• What you will do:
Gather each line of the records where "this" appears.

BEGIN Source records

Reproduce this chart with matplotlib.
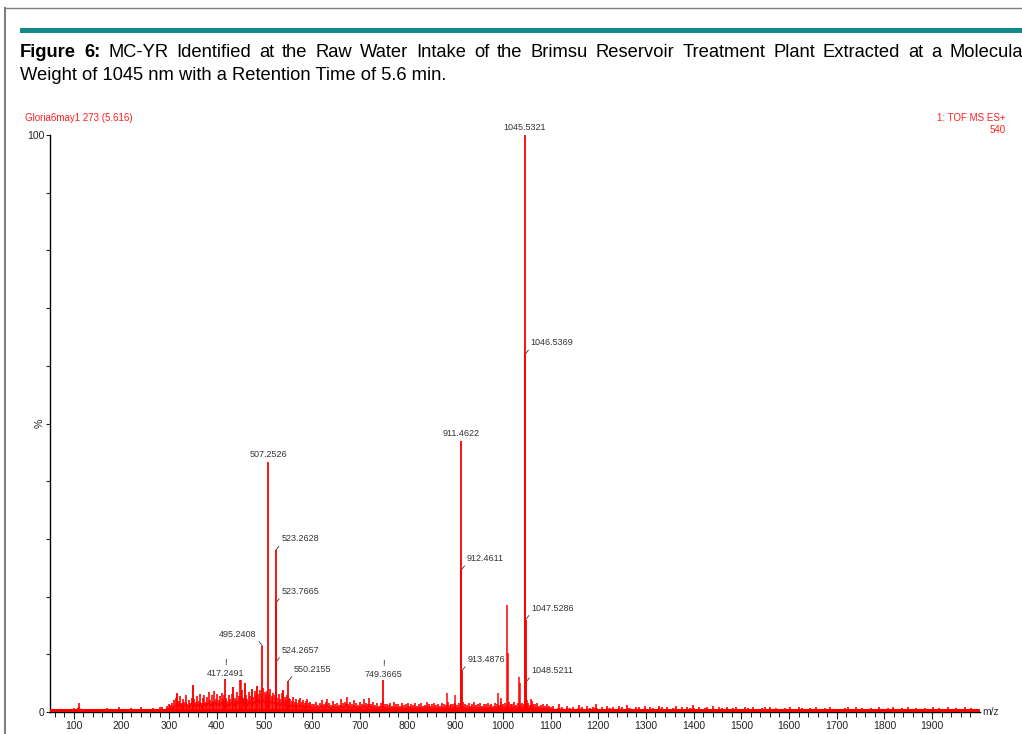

END Source records
BEGIN Source records

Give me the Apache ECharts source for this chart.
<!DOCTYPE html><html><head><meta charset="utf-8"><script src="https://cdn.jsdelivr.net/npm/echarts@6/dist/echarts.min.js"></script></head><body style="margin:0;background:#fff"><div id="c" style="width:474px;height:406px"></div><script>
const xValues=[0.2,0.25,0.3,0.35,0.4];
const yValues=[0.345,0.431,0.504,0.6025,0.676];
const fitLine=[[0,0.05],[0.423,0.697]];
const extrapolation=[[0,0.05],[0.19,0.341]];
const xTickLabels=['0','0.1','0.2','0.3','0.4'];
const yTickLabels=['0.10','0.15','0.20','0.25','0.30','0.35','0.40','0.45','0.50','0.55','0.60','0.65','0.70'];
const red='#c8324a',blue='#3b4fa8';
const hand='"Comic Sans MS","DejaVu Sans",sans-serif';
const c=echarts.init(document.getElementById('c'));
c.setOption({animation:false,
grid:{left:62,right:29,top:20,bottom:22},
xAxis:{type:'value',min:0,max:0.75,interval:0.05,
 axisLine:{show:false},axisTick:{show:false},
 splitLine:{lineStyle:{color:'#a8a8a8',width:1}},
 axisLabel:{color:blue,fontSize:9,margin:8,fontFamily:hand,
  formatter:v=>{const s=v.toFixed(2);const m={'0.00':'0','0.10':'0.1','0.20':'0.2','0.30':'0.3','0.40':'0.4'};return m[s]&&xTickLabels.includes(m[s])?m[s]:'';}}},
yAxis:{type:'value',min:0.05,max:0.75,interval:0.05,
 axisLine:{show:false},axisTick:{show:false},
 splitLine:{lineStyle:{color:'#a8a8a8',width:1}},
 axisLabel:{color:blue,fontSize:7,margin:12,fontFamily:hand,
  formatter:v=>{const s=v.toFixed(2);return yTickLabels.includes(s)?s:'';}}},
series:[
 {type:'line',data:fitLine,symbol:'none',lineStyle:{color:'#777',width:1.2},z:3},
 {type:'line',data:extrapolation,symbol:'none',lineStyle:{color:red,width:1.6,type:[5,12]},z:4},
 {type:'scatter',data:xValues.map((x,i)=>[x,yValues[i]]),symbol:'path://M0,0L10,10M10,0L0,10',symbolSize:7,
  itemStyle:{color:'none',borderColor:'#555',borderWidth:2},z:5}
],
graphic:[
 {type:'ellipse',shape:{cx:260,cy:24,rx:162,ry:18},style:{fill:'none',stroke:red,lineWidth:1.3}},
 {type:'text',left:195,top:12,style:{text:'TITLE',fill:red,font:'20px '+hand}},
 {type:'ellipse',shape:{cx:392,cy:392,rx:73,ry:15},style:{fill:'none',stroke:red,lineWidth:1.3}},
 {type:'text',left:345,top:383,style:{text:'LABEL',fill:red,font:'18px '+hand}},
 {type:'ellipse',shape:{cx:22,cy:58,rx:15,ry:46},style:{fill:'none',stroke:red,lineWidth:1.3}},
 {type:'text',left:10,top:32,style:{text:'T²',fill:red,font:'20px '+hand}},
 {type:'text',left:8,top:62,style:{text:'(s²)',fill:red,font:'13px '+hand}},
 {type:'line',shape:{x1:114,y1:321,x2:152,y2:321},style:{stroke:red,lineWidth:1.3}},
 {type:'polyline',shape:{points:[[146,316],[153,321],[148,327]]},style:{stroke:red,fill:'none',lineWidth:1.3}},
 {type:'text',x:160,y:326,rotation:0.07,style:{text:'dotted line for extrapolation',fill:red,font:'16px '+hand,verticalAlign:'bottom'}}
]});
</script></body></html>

END Source records
BEGIN Source records

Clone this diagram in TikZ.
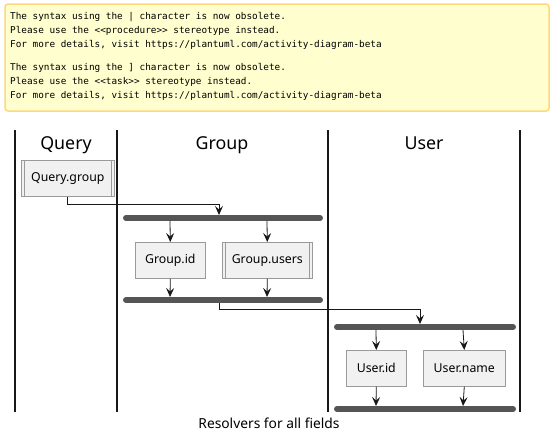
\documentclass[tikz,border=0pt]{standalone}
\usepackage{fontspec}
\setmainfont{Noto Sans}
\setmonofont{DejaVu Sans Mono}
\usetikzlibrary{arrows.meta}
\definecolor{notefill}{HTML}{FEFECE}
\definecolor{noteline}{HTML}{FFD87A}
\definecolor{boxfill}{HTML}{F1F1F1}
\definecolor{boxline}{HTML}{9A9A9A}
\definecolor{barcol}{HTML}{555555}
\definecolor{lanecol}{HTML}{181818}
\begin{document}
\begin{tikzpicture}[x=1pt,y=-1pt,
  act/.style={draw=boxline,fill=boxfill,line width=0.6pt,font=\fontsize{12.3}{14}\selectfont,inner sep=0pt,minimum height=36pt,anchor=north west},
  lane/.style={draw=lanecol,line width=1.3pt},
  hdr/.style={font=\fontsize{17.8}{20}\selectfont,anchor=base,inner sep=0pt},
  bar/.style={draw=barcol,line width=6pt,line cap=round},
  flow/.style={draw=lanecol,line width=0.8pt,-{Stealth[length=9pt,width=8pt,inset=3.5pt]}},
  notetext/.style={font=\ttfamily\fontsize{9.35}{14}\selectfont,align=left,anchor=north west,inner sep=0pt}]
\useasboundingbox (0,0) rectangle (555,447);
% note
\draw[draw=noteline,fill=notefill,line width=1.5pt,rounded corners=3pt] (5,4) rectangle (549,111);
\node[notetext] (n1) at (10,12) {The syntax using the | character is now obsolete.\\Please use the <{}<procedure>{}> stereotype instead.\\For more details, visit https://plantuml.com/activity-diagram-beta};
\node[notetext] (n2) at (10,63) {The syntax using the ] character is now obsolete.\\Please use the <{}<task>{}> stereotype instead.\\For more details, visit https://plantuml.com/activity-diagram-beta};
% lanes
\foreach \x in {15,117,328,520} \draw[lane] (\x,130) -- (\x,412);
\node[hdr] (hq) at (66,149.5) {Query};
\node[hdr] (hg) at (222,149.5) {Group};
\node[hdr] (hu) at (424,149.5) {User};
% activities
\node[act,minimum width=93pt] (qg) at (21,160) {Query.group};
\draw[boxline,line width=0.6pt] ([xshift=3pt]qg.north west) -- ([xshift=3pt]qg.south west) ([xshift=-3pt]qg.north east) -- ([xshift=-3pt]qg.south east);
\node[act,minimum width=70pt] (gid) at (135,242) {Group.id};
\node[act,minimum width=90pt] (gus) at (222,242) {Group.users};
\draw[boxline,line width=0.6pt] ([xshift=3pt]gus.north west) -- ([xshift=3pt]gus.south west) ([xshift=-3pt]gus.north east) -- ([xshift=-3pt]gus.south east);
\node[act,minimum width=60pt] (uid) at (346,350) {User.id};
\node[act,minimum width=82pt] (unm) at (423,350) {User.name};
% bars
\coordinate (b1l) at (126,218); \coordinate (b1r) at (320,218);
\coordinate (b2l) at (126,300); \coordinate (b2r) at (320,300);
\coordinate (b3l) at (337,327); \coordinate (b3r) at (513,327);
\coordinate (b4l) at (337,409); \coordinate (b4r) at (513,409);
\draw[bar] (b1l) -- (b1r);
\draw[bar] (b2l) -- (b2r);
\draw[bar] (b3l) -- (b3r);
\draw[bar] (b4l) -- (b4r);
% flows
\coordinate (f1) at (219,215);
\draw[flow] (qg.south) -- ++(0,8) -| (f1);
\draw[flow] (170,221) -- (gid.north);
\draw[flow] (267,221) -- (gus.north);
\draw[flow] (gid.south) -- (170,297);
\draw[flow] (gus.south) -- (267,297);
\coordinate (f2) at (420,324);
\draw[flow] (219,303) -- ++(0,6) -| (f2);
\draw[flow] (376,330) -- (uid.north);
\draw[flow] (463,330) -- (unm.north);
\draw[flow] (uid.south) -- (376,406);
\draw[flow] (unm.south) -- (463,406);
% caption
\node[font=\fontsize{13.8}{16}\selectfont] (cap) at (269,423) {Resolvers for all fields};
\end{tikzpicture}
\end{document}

END Source records

• Exercise response:
Reproduce this chart with matplotlib.
Give me the Apache ECharts source for this chart.
Clone this diagram in TikZ.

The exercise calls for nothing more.